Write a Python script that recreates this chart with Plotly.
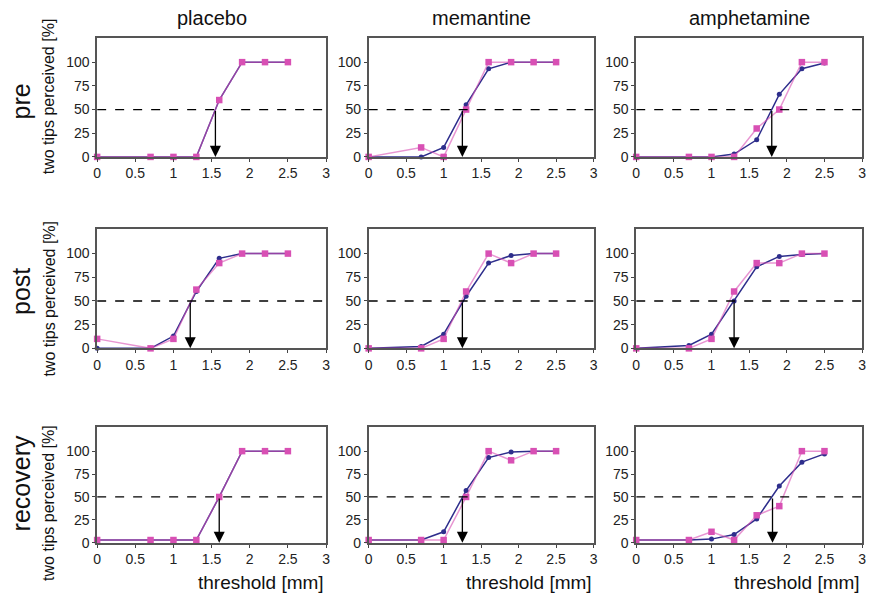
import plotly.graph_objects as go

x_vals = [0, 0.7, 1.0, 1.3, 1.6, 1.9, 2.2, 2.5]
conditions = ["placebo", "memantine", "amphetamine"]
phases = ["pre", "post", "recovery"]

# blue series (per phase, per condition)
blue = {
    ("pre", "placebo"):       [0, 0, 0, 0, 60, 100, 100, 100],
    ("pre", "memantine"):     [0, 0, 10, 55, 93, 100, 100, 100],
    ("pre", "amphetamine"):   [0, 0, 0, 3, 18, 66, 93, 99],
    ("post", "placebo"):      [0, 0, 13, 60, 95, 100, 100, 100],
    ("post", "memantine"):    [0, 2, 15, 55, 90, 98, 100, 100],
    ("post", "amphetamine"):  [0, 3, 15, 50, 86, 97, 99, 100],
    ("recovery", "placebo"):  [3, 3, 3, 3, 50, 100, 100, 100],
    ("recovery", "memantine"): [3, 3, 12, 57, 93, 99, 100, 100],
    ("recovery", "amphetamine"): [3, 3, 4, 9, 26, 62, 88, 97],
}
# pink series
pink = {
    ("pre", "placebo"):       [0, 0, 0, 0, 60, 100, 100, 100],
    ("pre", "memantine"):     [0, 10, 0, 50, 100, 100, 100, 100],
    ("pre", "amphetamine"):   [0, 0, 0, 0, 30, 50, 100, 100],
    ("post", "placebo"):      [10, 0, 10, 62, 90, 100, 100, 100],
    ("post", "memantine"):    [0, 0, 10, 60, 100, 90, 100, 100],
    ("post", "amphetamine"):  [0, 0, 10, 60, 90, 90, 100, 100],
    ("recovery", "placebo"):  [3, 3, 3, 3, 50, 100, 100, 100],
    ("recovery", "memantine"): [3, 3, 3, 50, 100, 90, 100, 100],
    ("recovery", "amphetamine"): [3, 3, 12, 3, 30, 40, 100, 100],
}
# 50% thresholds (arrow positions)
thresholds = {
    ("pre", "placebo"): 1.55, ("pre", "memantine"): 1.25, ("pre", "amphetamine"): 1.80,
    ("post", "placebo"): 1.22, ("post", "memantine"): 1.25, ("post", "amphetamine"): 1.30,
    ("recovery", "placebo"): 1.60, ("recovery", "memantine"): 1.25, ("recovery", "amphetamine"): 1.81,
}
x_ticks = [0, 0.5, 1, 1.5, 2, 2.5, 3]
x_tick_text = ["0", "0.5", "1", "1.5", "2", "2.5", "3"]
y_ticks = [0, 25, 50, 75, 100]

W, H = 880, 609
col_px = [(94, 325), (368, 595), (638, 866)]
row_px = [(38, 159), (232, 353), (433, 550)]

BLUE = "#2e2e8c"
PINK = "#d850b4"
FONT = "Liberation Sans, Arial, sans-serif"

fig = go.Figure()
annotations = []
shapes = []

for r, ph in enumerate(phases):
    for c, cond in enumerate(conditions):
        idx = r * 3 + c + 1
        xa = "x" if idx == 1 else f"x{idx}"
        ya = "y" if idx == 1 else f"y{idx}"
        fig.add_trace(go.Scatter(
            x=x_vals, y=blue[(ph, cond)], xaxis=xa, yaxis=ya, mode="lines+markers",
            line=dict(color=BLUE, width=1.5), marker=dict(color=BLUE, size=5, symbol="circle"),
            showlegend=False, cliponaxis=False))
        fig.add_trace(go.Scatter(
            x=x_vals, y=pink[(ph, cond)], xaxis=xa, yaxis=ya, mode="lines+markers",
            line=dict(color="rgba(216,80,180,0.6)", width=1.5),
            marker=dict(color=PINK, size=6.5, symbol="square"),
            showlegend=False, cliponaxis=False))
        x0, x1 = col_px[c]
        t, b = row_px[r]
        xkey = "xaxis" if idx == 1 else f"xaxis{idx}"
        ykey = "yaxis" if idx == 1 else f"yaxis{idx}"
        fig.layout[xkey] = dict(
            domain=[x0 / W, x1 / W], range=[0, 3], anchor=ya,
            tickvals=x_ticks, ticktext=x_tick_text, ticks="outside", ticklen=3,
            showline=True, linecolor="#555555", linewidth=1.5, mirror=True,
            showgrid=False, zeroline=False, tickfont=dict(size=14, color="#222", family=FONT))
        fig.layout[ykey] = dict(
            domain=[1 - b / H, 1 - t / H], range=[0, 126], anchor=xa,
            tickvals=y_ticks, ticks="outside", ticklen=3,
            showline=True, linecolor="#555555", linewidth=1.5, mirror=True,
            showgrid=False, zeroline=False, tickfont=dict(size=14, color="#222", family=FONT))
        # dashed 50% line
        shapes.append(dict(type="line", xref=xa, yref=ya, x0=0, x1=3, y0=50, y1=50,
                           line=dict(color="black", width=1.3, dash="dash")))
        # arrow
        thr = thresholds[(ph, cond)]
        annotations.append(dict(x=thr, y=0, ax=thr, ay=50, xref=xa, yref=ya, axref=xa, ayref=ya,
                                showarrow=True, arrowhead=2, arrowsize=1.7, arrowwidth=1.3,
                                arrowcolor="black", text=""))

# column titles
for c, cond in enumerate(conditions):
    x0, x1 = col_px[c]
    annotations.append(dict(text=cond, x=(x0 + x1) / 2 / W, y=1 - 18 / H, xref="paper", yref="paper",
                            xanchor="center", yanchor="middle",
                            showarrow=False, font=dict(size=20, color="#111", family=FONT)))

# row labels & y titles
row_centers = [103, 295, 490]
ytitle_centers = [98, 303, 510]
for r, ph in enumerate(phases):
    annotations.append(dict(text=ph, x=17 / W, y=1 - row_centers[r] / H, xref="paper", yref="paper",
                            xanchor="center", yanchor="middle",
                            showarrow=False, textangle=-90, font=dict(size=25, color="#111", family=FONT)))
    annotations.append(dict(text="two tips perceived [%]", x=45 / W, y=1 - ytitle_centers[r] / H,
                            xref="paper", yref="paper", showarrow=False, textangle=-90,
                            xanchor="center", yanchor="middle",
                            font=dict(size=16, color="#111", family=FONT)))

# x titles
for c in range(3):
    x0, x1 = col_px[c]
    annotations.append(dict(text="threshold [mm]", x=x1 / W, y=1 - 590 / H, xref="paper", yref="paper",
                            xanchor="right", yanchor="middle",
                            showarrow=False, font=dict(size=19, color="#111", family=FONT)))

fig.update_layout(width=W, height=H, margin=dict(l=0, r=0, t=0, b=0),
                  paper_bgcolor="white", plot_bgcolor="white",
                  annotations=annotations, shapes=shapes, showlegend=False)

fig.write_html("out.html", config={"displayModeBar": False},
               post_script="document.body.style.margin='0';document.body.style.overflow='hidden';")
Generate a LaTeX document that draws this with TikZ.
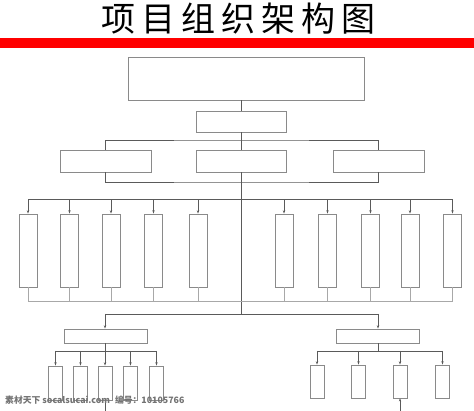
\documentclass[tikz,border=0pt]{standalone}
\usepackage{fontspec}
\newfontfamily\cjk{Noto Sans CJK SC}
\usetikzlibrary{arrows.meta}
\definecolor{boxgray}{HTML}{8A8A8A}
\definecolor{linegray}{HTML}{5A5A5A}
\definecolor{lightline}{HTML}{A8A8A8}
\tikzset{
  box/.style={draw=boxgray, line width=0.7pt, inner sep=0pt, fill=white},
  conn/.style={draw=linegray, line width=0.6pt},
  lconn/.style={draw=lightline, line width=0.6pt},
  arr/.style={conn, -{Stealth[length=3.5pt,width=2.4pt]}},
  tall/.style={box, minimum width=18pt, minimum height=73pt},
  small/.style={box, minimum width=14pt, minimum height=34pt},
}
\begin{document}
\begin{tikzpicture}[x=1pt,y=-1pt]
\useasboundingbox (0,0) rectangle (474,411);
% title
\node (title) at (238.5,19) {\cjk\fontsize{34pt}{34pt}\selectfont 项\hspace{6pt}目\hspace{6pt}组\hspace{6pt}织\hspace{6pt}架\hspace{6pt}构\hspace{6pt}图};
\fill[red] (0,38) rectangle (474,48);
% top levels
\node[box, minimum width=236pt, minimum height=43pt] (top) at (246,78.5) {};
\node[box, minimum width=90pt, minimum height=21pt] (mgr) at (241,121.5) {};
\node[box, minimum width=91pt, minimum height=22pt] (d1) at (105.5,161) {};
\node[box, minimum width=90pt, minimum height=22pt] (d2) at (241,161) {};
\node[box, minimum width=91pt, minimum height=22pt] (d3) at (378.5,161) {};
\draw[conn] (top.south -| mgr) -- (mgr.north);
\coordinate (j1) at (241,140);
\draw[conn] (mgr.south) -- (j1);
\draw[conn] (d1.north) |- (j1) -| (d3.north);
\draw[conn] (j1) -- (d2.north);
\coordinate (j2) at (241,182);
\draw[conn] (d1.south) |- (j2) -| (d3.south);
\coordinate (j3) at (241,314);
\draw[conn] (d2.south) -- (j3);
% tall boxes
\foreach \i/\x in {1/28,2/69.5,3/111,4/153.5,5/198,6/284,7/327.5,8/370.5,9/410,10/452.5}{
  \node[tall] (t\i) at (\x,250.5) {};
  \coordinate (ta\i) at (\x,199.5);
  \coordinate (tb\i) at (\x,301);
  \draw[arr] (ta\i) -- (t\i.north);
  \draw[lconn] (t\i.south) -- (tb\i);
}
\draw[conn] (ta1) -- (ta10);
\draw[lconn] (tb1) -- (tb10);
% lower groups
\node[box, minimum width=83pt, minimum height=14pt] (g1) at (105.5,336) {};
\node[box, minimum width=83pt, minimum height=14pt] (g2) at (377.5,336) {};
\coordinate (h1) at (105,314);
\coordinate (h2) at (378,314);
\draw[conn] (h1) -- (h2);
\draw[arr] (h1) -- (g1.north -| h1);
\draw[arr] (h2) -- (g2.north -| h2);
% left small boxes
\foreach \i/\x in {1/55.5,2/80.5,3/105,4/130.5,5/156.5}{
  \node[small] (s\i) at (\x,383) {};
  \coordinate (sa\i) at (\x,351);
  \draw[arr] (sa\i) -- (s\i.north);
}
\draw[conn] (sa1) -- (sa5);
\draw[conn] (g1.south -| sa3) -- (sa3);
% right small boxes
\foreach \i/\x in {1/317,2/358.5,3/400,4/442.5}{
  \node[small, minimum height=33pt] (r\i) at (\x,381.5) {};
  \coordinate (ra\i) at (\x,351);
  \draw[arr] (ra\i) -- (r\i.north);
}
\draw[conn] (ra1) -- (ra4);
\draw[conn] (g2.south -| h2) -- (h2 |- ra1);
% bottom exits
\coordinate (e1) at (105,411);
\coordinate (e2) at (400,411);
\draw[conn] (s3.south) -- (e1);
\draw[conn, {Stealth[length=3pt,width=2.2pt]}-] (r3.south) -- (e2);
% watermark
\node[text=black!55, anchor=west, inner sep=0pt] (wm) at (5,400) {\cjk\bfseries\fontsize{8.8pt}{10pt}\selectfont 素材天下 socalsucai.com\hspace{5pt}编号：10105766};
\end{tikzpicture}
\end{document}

• [What is asked]: Among the entries above, how many lines hold the string "this"? Respond with nothing but the number.

• [Response to the task]: 2